SHARJAH // These are troubling times for Test cricket. If the megalomaniacal cabal of three leading nations do not kill off the game’s supposed pinnacle of achievement, then playing surfaces like this one in Sharjah will.
For the duration of this series, the format has seemed like a dead man walking, anyway.
If only a handful of people turn up to watch a form of the sport that is said to be its ultimate, why is it worth saving?
Then, if it needs tipping over the edge, what about bowling the ball wide outside leg for long spells, as Rangana Herath did as part of a Sri Lankan plan for much of Saturday.
Bowling dry? This cricket could not be more arid if it was played in the lee of the Big Red sand dune on the Dubai-Hatta motorway.
“I was surprised with their negative approach, although they had 400 runs on the board,” said Ahmed Shahzad, the Pakistan century-maker. “They had packed the leg side. There are some captains who are aggressive and then there are some who are defensive.”
Sri Lanka do have a Test series to win and Kumar Sangakkara, one of two former captains in their XI, said the game plan was justified.
“A lot of batsmen don’t have a lot of patience,” Sangakkara said. “If you bowl those kinds of lines, it seems negative when you look at it from the outside, but the plan was quite positive, to try and get them to hit against the line and get one to turn out of the rough.
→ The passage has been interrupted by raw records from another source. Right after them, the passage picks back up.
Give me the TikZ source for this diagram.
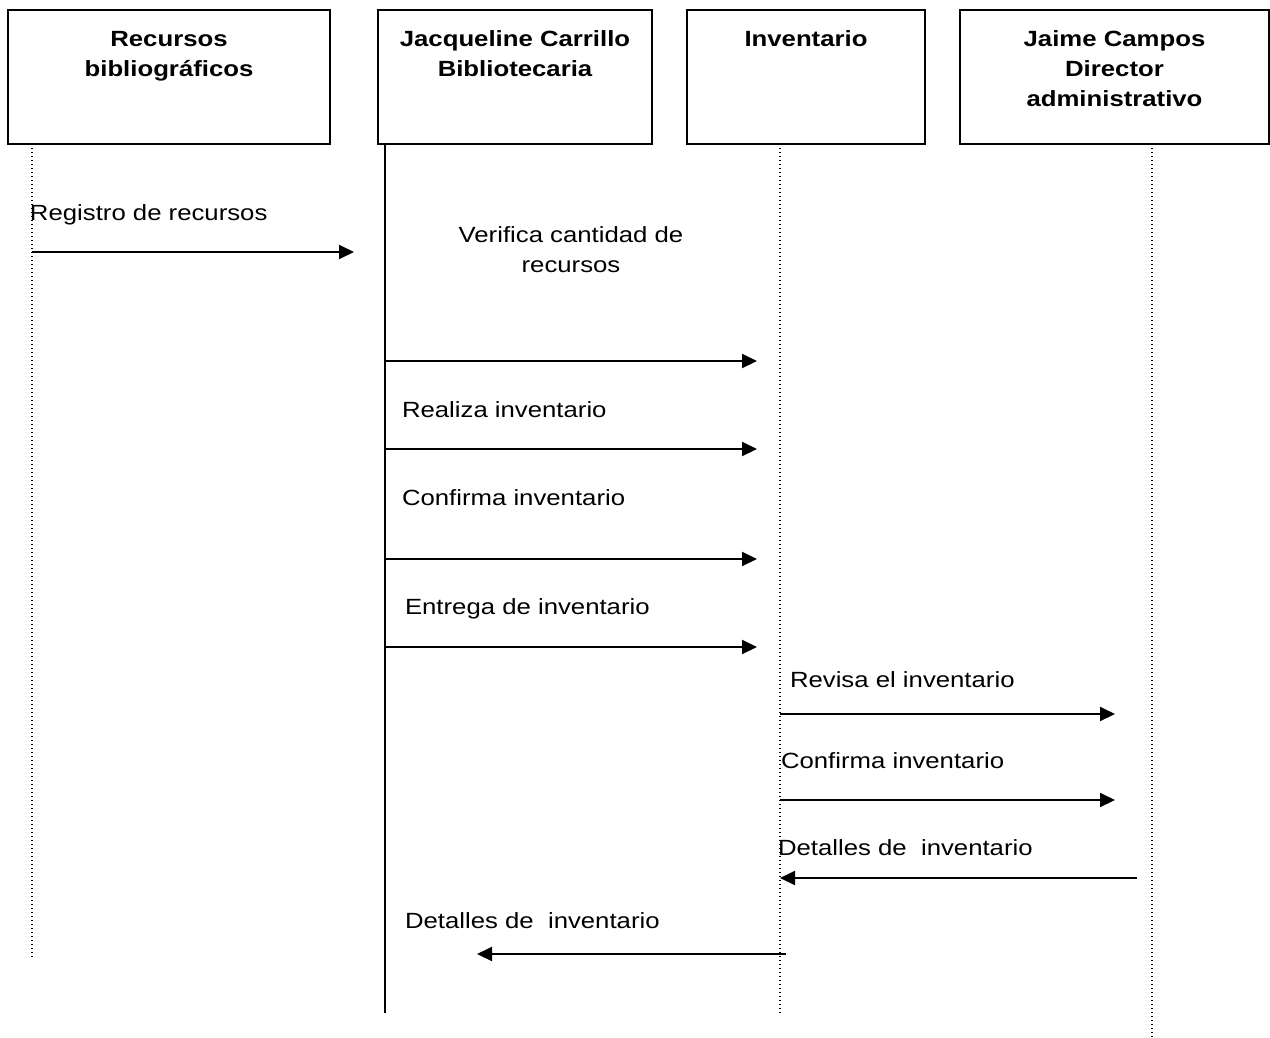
\documentclass[tikz,border=0pt]{standalone}
\usepackage{fontspec}
\setmainfont[FakeStretch=1.17]{Liberation Sans}
\usetikzlibrary{arrows.meta}

\begin{document}
\begin{tikzpicture}[x=1pt,y=-1pt,
  every node/.style={inner sep=0pt,outer sep=0pt,font=\fontsize{22}{30}\selectfont},
  actor/.style={draw,line width=2pt,minimum height=134pt},
  actortext/.style={anchor=north,align=center,font=\fontsize{22}{30}\selectfont\bfseries},
  msgtext/.style={anchor=base west},
  msg/.style={line width=2pt,-{Triangle[length=15pt,width=14pt]}},
  life/.style={line width=1.2pt,dash pattern=on 1.2pt off 2.8pt},
  activelife/.style={line width=2pt}]

\useasboundingbox (0,0) rectangle (1270,1037);

% participant boxes
\node[actor,minimum width=322pt] (b1) at (169,77) {};
\node[actor,minimum width=274pt] (b2) at (515,77) {};
\node[actor,minimum width=238pt] (b3) at (806,77) {};
\node[actor,minimum width=309pt] (b4) at (1114.5,77) {};

\node[actortext] (t1) at ([yshift=-19pt]b1.north) {\rule{0pt}{17pt}Recursos\\bibliográficos};
\node[actortext] (t2) at ([yshift=-19pt]b2.north) {\rule{0pt}{17pt}Jacqueline Carrillo\\Bibliotecaria};
\node[actortext] (t3) at ([yshift=-19pt]b3.north) {\rule{0pt}{17pt}Inventario};
\node[actortext] (t4) at ([yshift=-19pt]b4.north) {\rule{0pt}{17pt}Jaime Campos\\Director\\administrativo};

% lifelines
\coordinate (l1a) at (32,144);   \coordinate (l1b) at (32,957);
\coordinate (l2a) at (385,144);  \coordinate (l2b) at (385,1013);
\coordinate (l3a) at (780,144);  \coordinate (l3b) at (780,1013);
\coordinate (l4a) at (1152,144); \coordinate (l4b) at (1152,1037);
\draw[life] (l1a) -- (l1b);
\draw[activelife] (l2a) -- (l2b);
\draw[life] (l3a) -- (l3b);
\draw[life] (l4a) -- (l4b);

% message end points
\coordinate (m1s) at (32,252);   \coordinate (m1e) at (354,252);
\coordinate (m2s) at (385,361);  \coordinate (m2e) at (757,361);
\coordinate (m3s) at (385,449);  \coordinate (m3e) at (757,449);
\coordinate (m4s) at (385,559);  \coordinate (m4e) at (757,559);
\coordinate (m5s) at (385,647);  \coordinate (m5e) at (757,647);
\coordinate (m6s) at (780,714);  \coordinate (m6e) at (1115,714);
\coordinate (m7s) at (780,800);  \coordinate (m7e) at (1115,800);
\coordinate (m8s) at (1137,878); \coordinate (m8e) at (780,878);
\coordinate (m9s) at (786,954);  \coordinate (m9e) at (477,954);

\draw[msg] (m1s) -- (m1e);
\draw[msg] (m2s) -- (m2e);
\draw[msg] (m3s) -- (m3e);
\draw[msg] (m4s) -- (m4e);
\draw[msg] (m5s) -- (m5e);
\draw[msg] (m6s) -- (m6e);
\draw[msg] (m7s) -- (m7e);
\draw[msg] (m8s) -- (m8e);
\draw[msg] (m9s) -- (m9e);

% message labels
\node[msgtext] (n1) at (30,220) {Registro de recursos};
\node[anchor=north,align=center] (n2) at (571,225) {\rule{0pt}{17pt}Verifica cantidad de\\recursos};
\node[msgtext] (n3) at (402,417) {Realiza inventario};
\node[msgtext] (n4) at (402,505) {Confirma inventario};
\node[msgtext] (n5) at (405,614) {Entrega de inventario};
\node[msgtext] (n6) at (790,687) {Revisa el inventario};
\node[msgtext] (n7) at (781,768) {Confirma inventario};
\node[msgtext] (n8) at (778,855) {Detalles de~ inventario};
\node[msgtext] (n9) at (405,928) {Detalles de~ inventario};

\end{tikzpicture}
\end{document}
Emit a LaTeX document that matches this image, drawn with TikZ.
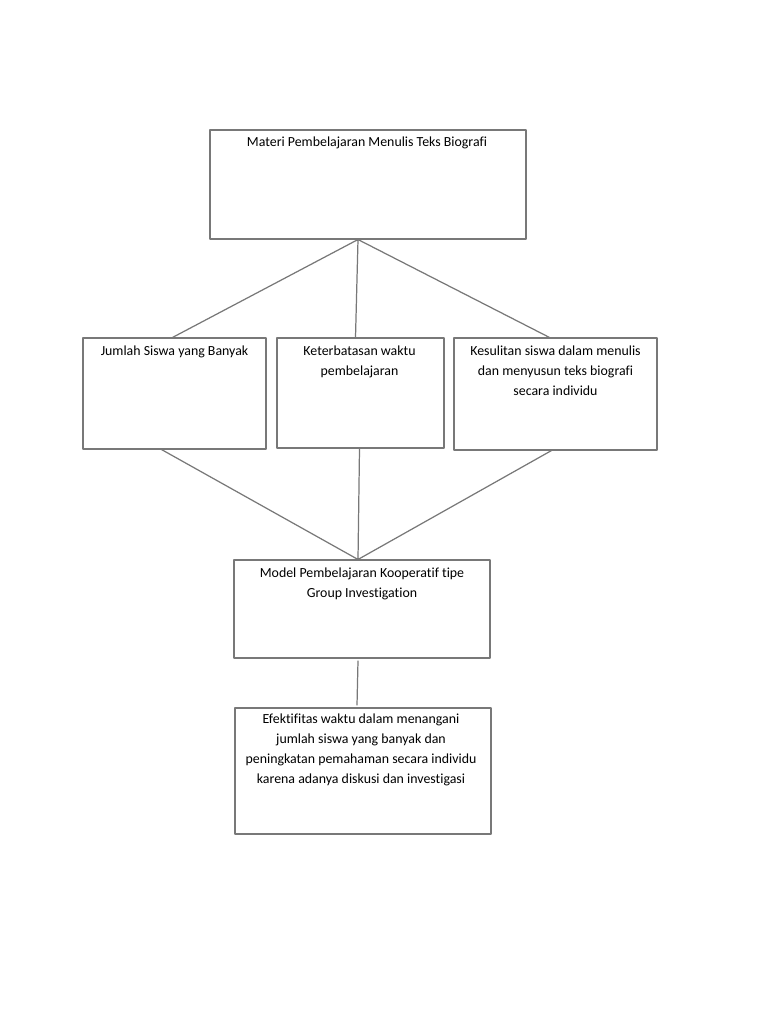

“Pakistan have to push to win the series, so they have to go for broke. Our job is to hold our nerve and absorb the pressure. A lot of people have different ideas about what Test cricket should be.
“What Test cricket should produce is a great contest, the test of patience and skill of the players where it is hard to get runs, but it is hard to get wickets as well.”
Shahzad eventually succumbed to Herath’s version of leg-theory when he reverse-swept the ball onto his stumps. He said he felt the tactic betrayed signs of fear from the Sri Lankans.
“We had to move the scoreboard, we had no choice. We had lost one match,” Shahzad said. “It’s a do-or-die match for us. They can’t bowl us out with negative bowling in a proper Test match – it’s not possible. They were afraid after lunch that we were going after scoring.”